One member of staff was unable to provide identification, and conditions where employees were living above the restaurant were “concerning”.

Basingstoke and Deane Borough Council’s licensing sub-committee met on Monday, February 4, and decided to approve the police’s action recommendations to suspend the Indian restaurant’s licence for 21 days and remove one of the designated premises supervisors, Mohammad Mustak, from the responsibility.

The sub-committee said it felt the response was “proportionate” to bring the staff and premises up to standard, with the suspension period allowing for a CCTV system to be moved, making licensing paperwork accessible and to carry out training for employees, and to get in place a new supervisor.

The decision notice stated: “There has been a casual attitude to training and to staff member’s responsibilities for selling alcohol at the premises. The safety of staff and customers are compromised as a result with an increased risk of crime and disorder and selling alcohol to underage persons.

“The lack of overall control and management of the premises is highlighted by the necessity of other enforcing agencies, the Environmental Health team, the Immigration Office and Hampshire Fire and Rescue, having to take action under their legislative duties.”

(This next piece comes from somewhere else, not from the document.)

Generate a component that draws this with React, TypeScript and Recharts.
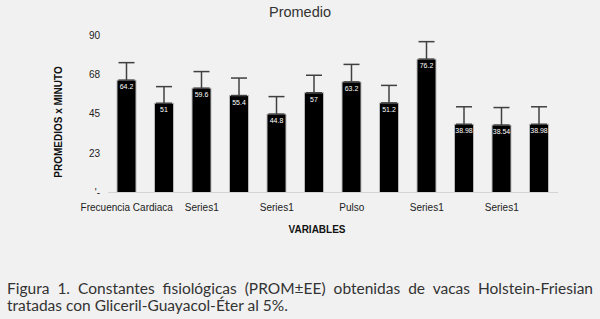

The 21-day suspension came into effect on February 6, however Mr Ahmed said he may appeal the decision as he believes the site was treated "very unfairly" by police.

The restaurant boss has disputed the action taken to suspend its licence was not needed, that employees have been trained and it boils down to two members' training not being recorded, which he accepted was overlooked.

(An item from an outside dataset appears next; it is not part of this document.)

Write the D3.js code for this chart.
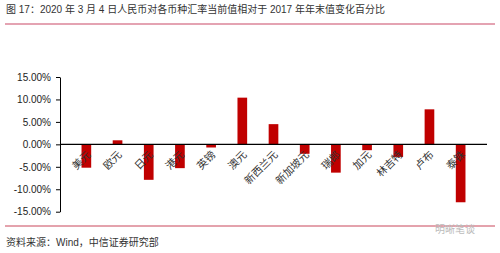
<!DOCTYPE html>
<html>
<head>
<meta charset="utf-8">
<script src="https://cdn.jsdelivr.net/npm/d3@7"></script>
<style>
body { margin: 0; background: #fff; }
text { font-family: "Liberation Sans", Arial, "Noto Sans CJK SC", sans-serif; }
</style>
</head>
<body>
<svg width="500" height="253"></svg>
<script>
var titleText = "图 17：2020 年 3 月 4 日人民币对各币种汇率当前值相对于 2017 年年末值变化百分比";
var sourceText = "资料来源：Wind，中信证券研究部";
var currencies = ["美元", "欧元", "日元", "港元", "英镑", "澳元", "新西兰元", "新加坡元", "瑞郎", "加元", "林吉特", "卢布", "泰铢"];
var changes = [-5.2, 0.9, -7.9, -5.3, -0.7, 10.4, 4.5, -2.1, -6.3, -1.3, -2.8, 7.8, -12.9];
var yTicks = [-15, -10, -5, 0, 5, 10, 15];

var svg = d3.select("svg");
var cjk = '"Noto Sans CJK SC", sans-serif';

svg.append("text")
  .attr("x", 6)
  .attr("y", 13)
  .attr("font-size", 10)
  .attr("font-family", cjk)
  .attr("fill", "#333")
  .text(titleText);

svg.append("line")
  .attr("x1", 5).attr("x2", 495)
  .attr("y1", 24).attr("y2", 24)
  .attr("stroke", "#e4a3b2")
  .attr("stroke-width", 2);

var x = d3.scaleBand().domain(currencies).range([60, 487]).padding(0.69);
var y = d3.scaleLinear().domain([-15, 15]).range([211.7, 77]);

// y axis
var yAxis = svg.append("g")
  .attr("transform", "translate(60,0)")
  .call(d3.axisLeft(y).tickValues(yTicks).tickSize(4).tickSizeOuter(0)
    .tickFormat(function(d) { return d.toFixed(2) + "%"; }));
yAxis.select(".domain").attr("stroke", "#000");
yAxis.selectAll(".tick line").attr("stroke", "#000");
yAxis.selectAll(".tick text")
  .attr("font-size", 10)
  .attr("fill", "#222")
  .attr("x", -9)
  .attr("font-family", '"Liberation Sans", Arial, sans-serif');

// bars
svg.selectAll(".bar")
  .data(changes)
  .enter()
  .append("rect")
  .attr("class", "bar")
  .attr("x", function(d, i) { return x(currencies[i]); })
  .attr("width", x.bandwidth())
  .attr("y", function(d) { return y(Math.max(0, d)); })
  .attr("height", function(d) { return Math.abs(y(d) - y(0)); })
  .attr("fill", "#c00000");

// zero line
svg.append("line")
  .attr("x1", 60).attr("x2", 487)
  .attr("y1", y(0)).attr("y2", y(0))
  .attr("stroke", "#000")
  .attr("stroke-width", 1.3);

// category labels, rotated
svg.selectAll(".cat")
  .data(currencies)
  .enter()
  .append("text")
  .attr("class", "cat")
  .attr("text-anchor", "end")
  .attr("font-size", 10.5)
  .attr("font-family", cjk)
  .attr("fill", "#333")
  .attr("transform", function(d) {
    var cx = x(d) + x.bandwidth() / 2 + 5;
    return "translate(" + cx + "," + (y(0) + 11) + ") rotate(-45)";
  })
  .text(function(d) { return d; });

// bottom rule
svg.append("line")
  .attr("x1", 5).attr("x2", 495)
  .attr("y1", 226).attr("y2", 226)
  .attr("stroke", "#c9475a")
  .attr("stroke-width", 1);

svg.append("text")
  .attr("x", 435)
  .attr("y", 233)
  .attr("font-size", 10)
  .attr("font-family", cjk)
  .attr("fill", "#bbb")
  .text("明晰笔谈");

svg.append("text")
  .attr("x", 6)
  .attr("y", 246)
  .attr("font-size", 10)
  .attr("font-family", cjk)
  .attr("fill", "#333")
  .text(sourceText);
</script>
</body>
</html>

Mr Ahmed added: "There's lots of grounds for appeal we are looking at.

"We think we have been treated really unfairly, just two members of staff didn't have training [recorded] but they still [suspended the licence].

"We feel like they have just made us a target, the most important thing is we have been trading for 12 years there has been no criminal activity, no history of underage drinking.

"We are a small restaurant, we close by 10pm there has been no problems."

Mr Ahmed also addressed the issue of an illegal worker being reported in the police's application, and said he has now received correspondence from the Home Office that the illegal status was "unfounded".

Hampshire Constabulary's submission also stated Mr Ahmed personally failed to turn up to a premises licence holder interview with police, which Mr Ahmed has since explained a letter was sent to an incorrect address so he was unaware of the meeting.

He added this has since been clarified with police.

The Indian eatery is still open for business while the suspension is in place.

Mr Ahmed said: "We are open for business, we don't plan to shut down. There is no criminal activity, any crime committed. It all comes down to a couple of pieces of recorded training."